I like the led footswitch...
I ordered a couple but still haven’t tried em...


----------



## DrVon (Sep 6, 2019)

Nice and clean!


----------



## Chuck D. Bones (Sep 7, 2019)

Cool graphics!


----------



## DGWVI (Sep 7, 2019)

My least favorite colors, but damned if it isn't tidy and top-notch


----------



## Mourguitars (Sep 7, 2019)

Awesome clean build, these pedals sound great with Marshalls ! I goose my JMP-1 rack pre amp with mine gain at 9:30 or 10 o'clock is the sweet spot ...

Enjoy ! Mike


----------



## griff10672 (Sep 7, 2019)

Mourguitars said:


> Awesome clean build, these pedals sound great with Marshalls ! I goose my JMP-1 rack pre amp with mine gain at 9:30 or 10 o'clock is the sweet spot ...
> 
> Enjoy ! Mike


Old school JMP-1 ................. I think you and I could be friends Mike .... LMAO ... 
I lost at least an hour and a half last night after I plugged this thing in .... HOLY CRAP ...... I have no idea how close this is to a original ... but NOW I GET IT !!!! 
It is easily the best overdrive I've ever heard / played ......


----------



## Barry (Sep 7, 2019)

Looks great!


----------



## Mourguitars (Sep 7, 2019)

Im a big Rack Effects guy always have been..Lot of my friends went the FRFR / Fractal route, i even Had a AX8 but i spent more time tweaking than playing so i sold it and went back to my 21 space rack and a head...lots of cabs with different speakers mixed. I liked that feel and thump...
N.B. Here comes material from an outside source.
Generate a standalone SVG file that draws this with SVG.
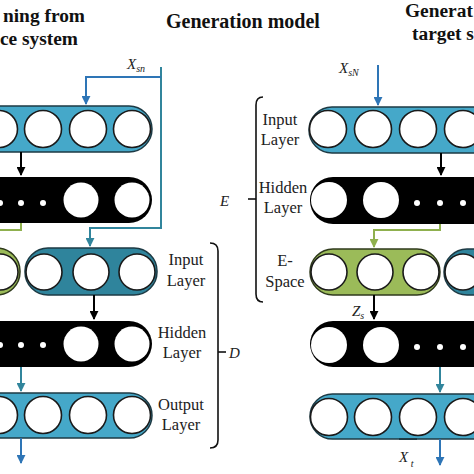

Yea that pedal is awesome thru a Marshall...something about it no doubt so enjoy !

I bought a Kartakou 5150 clone pre...Im building all the boosts and OD's for that..2:90 mesa 412...Brutal !

Again awesome work !

Mike


----------



## Jovi Bon Kenobi (Sep 7, 2019)

Beautiful work, Griff. Man, that Envirotex is so smooth & shiny


----------



## griff10672 (Sep 7, 2019)

Mourguitars said:


> Im a big Rack Effects guy always have been..Lot of my friends went the FRFR / Fractal route, i even Had a AX8 but i spent more time tweaking than playing so i sold it and went back to my 21 space rack and a head...lots of cabs with different speakers mixed. I liked that feel and thump...
> 
> Yea that pedal is awesome thru a Marshall...something about it no doubt so enjoy !
> 
> ...


Nice ....................


----------



## griff10672 (Sep 7, 2019)

Jovi Bon Kenobi said:


> Beautiful work, Griff. Man, that Envirotex is so smooth & shiny


Thanks Kenobi !


----------